Start

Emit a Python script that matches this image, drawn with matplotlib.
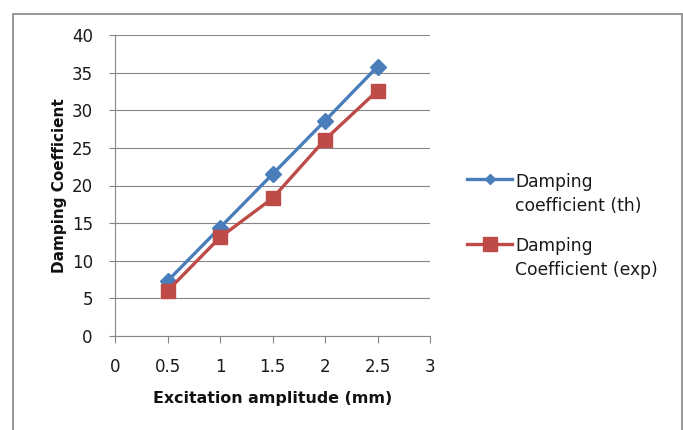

End
Start

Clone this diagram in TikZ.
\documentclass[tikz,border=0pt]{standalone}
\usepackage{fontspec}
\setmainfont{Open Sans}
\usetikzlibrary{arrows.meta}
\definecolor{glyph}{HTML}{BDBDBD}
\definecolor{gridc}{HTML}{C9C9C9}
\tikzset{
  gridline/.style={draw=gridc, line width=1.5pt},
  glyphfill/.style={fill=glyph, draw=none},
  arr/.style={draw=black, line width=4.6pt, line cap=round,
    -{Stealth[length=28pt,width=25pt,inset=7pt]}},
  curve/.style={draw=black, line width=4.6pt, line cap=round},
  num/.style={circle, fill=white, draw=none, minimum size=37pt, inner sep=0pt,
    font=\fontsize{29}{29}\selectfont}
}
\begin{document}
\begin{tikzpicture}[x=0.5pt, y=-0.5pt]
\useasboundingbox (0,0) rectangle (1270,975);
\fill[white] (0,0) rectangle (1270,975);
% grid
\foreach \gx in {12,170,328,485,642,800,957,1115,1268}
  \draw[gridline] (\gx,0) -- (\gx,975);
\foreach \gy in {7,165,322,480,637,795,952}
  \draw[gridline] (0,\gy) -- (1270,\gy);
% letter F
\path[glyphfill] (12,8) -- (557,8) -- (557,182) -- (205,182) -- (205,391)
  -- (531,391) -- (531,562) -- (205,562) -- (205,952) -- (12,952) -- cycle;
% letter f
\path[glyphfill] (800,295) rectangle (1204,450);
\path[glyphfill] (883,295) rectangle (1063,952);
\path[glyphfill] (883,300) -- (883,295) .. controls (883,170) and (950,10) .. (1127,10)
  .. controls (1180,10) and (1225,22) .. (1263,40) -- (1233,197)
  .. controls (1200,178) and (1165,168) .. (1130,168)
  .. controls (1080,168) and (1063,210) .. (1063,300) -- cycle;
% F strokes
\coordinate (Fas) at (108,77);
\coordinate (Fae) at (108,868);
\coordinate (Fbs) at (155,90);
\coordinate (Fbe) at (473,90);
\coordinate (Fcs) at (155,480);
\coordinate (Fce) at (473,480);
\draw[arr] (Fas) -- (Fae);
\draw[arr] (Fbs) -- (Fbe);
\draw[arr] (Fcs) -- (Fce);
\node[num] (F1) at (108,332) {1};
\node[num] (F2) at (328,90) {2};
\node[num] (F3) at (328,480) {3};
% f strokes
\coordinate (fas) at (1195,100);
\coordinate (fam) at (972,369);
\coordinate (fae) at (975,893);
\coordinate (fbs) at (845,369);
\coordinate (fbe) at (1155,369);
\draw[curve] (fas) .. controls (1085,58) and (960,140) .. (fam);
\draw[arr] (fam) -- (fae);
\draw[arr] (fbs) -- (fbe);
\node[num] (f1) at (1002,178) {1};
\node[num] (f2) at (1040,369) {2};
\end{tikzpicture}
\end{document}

End
Start

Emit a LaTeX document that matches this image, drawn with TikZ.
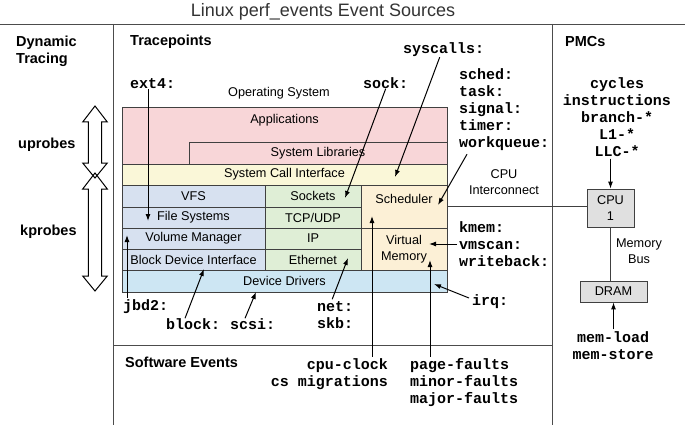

End

> _EXERCISE REQUIREMENTS_
Only lines that contain the word "drawn" are wanted; copy each of them.

> _EXPECTED ANSWER_
Emit a Python script that matches this image, drawn with matplotlib.
Emit a LaTeX document that matches this image, drawn with TikZ.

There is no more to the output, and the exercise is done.